His legacy also extended into mapping, geodesy, and historical understanding of Portuguese maritime exploration. By dedicating sustained scholarly energy to nautical history of the Portuguese Discoveries, he connected measurement and navigation to the broader cultural memory of voyages. His historical output ensured that the knowledge systems behind exploration were not lost to time, while his aviation tools ensured that navigation continued to evolve. Together, these contributions placed him at the intersection of operational achievement and durable intellectual influence.

Personal Characteristics

He was characterized by persistence, technical seriousness, and a strong inclination toward rigorous problem-solving. Across distinct roles—naval officer, geodesical mission leader, aviation collaborator, inventor, and historian—he maintained a consistent commitment to reliable methods. His personality appeared cooperative yet exacting, particularly in the way he and Cabral tested and refined navigation practices before major attempts. Even as he later engaged in scientific disagreement, he carried the same drive to articulate and justify positions with clarity.

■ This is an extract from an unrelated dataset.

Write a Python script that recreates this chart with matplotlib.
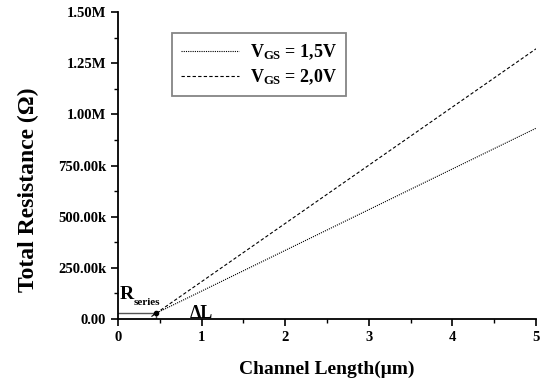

He also expressed a steady orientation toward exploration guided by discipline rather than romantic impulse. His career showed endurance with fieldwork demands and patience with multi-stage projects. The overall impression was of a person who viewed knowledge as something that must be applied, verified, and built upon through tools, procedures, and careful writing. In that sense, he embodied the practical ideal of a scholar who remained close to the realities of travel and measurement.